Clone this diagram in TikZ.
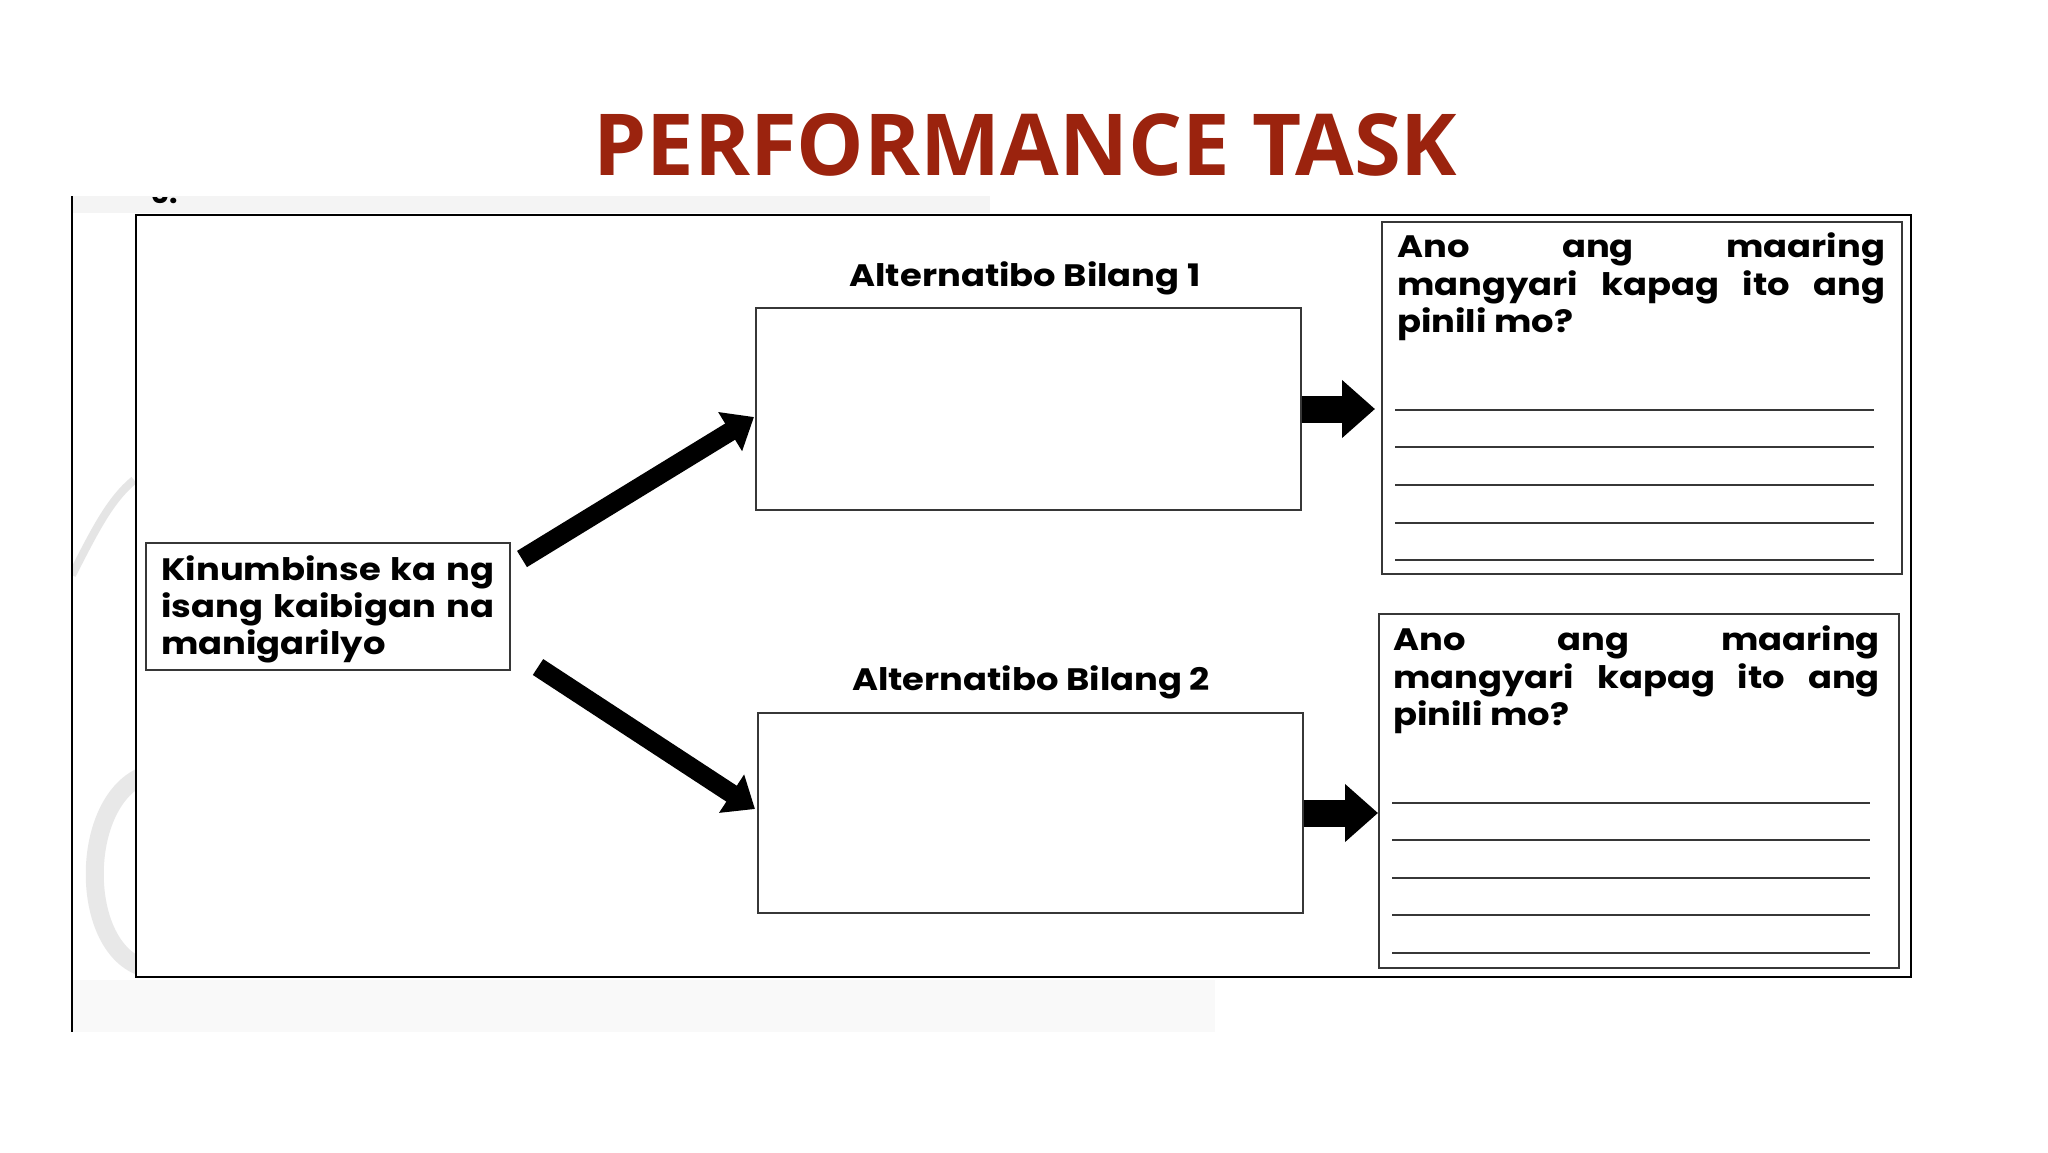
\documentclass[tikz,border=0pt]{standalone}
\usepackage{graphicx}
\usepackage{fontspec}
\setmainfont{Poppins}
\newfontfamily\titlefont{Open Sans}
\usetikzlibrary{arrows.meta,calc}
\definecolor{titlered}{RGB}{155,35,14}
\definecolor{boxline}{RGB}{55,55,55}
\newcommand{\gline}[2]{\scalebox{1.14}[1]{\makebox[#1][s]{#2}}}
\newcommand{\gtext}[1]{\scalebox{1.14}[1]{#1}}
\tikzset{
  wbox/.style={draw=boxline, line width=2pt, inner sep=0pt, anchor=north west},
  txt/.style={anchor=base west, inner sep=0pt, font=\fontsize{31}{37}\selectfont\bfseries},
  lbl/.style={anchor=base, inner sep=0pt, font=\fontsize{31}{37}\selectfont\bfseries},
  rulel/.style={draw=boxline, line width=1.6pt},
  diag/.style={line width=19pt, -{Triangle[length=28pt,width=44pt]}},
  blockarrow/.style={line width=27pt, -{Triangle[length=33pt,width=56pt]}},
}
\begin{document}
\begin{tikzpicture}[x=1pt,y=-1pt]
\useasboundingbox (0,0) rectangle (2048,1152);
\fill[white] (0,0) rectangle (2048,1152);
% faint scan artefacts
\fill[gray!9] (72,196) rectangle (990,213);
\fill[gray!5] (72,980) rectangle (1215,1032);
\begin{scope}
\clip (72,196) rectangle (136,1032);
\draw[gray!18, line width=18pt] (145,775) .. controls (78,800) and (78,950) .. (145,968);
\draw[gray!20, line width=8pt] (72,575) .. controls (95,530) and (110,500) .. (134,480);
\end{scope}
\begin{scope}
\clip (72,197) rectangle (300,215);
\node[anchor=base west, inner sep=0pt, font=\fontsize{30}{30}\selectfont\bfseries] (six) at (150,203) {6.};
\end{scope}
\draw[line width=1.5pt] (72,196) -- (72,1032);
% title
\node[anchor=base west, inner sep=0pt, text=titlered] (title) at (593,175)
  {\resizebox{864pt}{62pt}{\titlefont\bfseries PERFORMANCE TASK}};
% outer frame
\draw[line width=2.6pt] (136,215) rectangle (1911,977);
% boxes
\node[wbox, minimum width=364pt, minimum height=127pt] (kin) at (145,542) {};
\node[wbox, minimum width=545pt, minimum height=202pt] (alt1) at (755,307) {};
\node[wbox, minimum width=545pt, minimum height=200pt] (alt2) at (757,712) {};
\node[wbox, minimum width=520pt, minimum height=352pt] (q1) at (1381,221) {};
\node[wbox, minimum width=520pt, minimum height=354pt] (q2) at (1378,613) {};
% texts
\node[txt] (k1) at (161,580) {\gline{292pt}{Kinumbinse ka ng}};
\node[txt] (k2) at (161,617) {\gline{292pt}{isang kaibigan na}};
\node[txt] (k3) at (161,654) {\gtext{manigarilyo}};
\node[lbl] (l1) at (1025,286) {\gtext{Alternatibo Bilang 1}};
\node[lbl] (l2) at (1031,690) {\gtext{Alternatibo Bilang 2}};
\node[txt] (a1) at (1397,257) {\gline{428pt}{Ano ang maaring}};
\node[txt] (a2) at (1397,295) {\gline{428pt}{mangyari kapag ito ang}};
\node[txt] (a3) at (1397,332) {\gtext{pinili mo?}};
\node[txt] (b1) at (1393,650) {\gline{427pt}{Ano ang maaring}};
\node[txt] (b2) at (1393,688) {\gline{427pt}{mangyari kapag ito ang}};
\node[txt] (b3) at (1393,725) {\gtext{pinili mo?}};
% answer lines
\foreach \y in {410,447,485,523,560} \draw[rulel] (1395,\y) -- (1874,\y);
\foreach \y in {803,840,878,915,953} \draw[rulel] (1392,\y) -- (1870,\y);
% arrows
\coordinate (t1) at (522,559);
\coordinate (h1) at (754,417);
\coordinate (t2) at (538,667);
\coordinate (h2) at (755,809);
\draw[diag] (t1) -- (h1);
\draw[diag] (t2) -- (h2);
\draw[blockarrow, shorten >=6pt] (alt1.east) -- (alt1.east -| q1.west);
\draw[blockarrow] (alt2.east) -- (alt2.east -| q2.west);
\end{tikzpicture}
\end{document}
□ □ □
Reproduce the full listing above verbatim, with no pictures included.

• **FINAL ANSWER**
Clone this diagram in TikZ.
\documentclass[tikz,border=0pt]{standalone}
\usepackage{graphicx}
\usepackage{fontspec}
\setmainfont{Poppins}
\newfontfamily\titlefont{Open Sans}
\usetikzlibrary{arrows.meta,calc}
\definecolor{titlered}{RGB}{155,35,14}
\definecolor{boxline}{RGB}{55,55,55}
\newcommand{\gline}[2]{\scalebox{1.14}[1]{\makebox[#1][s]{#2}}}
\newcommand{\gtext}[1]{\scalebox{1.14}[1]{#1}}
\tikzset{
  wbox/.style={draw=boxline, line width=2pt, inner sep=0pt, anchor=north west},
  txt/.style={anchor=base west, inner sep=0pt, font=\fontsize{31}{37}\selectfont\bfseries},
  lbl/.style={anchor=base, inner sep=0pt, font=\fontsize{31}{37}\selectfont\bfseries},
  rulel/.style={draw=boxline, line width=1.6pt},
  diag/.style={line width=19pt, -{Triangle[length=28pt,width=44pt]}},
  blockarrow/.style={line width=27pt, -{Triangle[length=33pt,width=56pt]}},
}
\begin{document}
\begin{tikzpicture}[x=1pt,y=-1pt]
\useasboundingbox (0,0) rectangle (2048,1152);
\fill[white] (0,0) rectangle (2048,1152);
% faint scan artefacts
\fill[gray!9] (72,196) rectangle (990,213);
\fill[gray!5] (72,980) rectangle (1215,1032);
\begin{scope}
\clip (72,196) rectangle (136,1032);
\draw[gray!18, line width=18pt] (145,775) .. controls (78,800) and (78,950) .. (145,968);
\draw[gray!20, line width=8pt] (72,575) .. controls (95,530) and (110,500) .. (134,480);
\end{scope}
\begin{scope}
\clip (72,197) rectangle (300,215);
\node[anchor=base west, inner sep=0pt, font=\fontsize{30}{30}\selectfont\bfseries] (six) at (150,203) {6.};
\end{scope}
\draw[line width=1.5pt] (72,196) -- (72,1032);
% title
\node[anchor=base west, inner sep=0pt, text=titlered] (title) at (593,175)
  {\resizebox{864pt}{62pt}{\titlefont\bfseries PERFORMANCE TASK}};
% outer frame
\draw[line width=2.6pt] (136,215) rectangle (1911,977);
% boxes
\node[wbox, minimum width=364pt, minimum height=127pt] (kin) at (145,542) {};
\node[wbox, minimum width=545pt, minimum height=202pt] (alt1) at (755,307) {};
\node[wbox, minimum width=545pt, minimum height=200pt] (alt2) at (757,712) {};
\node[wbox, minimum width=520pt, minimum height=352pt] (q1) at (1381,221) {};
\node[wbox, minimum width=520pt, minimum height=354pt] (q2) at (1378,613) {};
% texts
\node[txt] (k1) at (161,580) {\gline{292pt}{Kinumbinse ka ng}};
\node[txt] (k2) at (161,617) {\gline{292pt}{isang kaibigan na}};
\node[txt] (k3) at (161,654) {\gtext{manigarilyo}};
\node[lbl] (l1) at (1025,286) {\gtext{Alternatibo Bilang 1}};
\node[lbl] (l2) at (1031,690) {\gtext{Alternatibo Bilang 2}};
\node[txt] (a1) at (1397,257) {\gline{428pt}{Ano ang maaring}};
\node[txt] (a2) at (1397,295) {\gline{428pt}{mangyari kapag ito ang}};
\node[txt] (a3) at (1397,332) {\gtext{pinili mo?}};
\node[txt] (b1) at (1393,650) {\gline{427pt}{Ano ang maaring}};
\node[txt] (b2) at (1393,688) {\gline{427pt}{mangyari kapag ito ang}};
\node[txt] (b3) at (1393,725) {\gtext{pinili mo?}};
% answer lines
\foreach \y in {410,447,485,523,560} \draw[rulel] (1395,\y) -- (1874,\y);
\foreach \y in {803,840,878,915,953} \draw[rulel] (1392,\y) -- (1870,\y);
% arrows
\coordinate (t1) at (522,559);
\coordinate (h1) at (754,417);
\coordinate (t2) at (538,667);
\coordinate (h2) at (755,809);
\draw[diag] (t1) -- (h1);
\draw[diag] (t2) -- (h2);
\draw[blockarrow, shorten >=6pt] (alt1.east) -- (alt1.east -| q1.west);
\draw[blockarrow] (alt2.east) -- (alt2.east -| q2.west);
\end{tikzpicture}
\end{document}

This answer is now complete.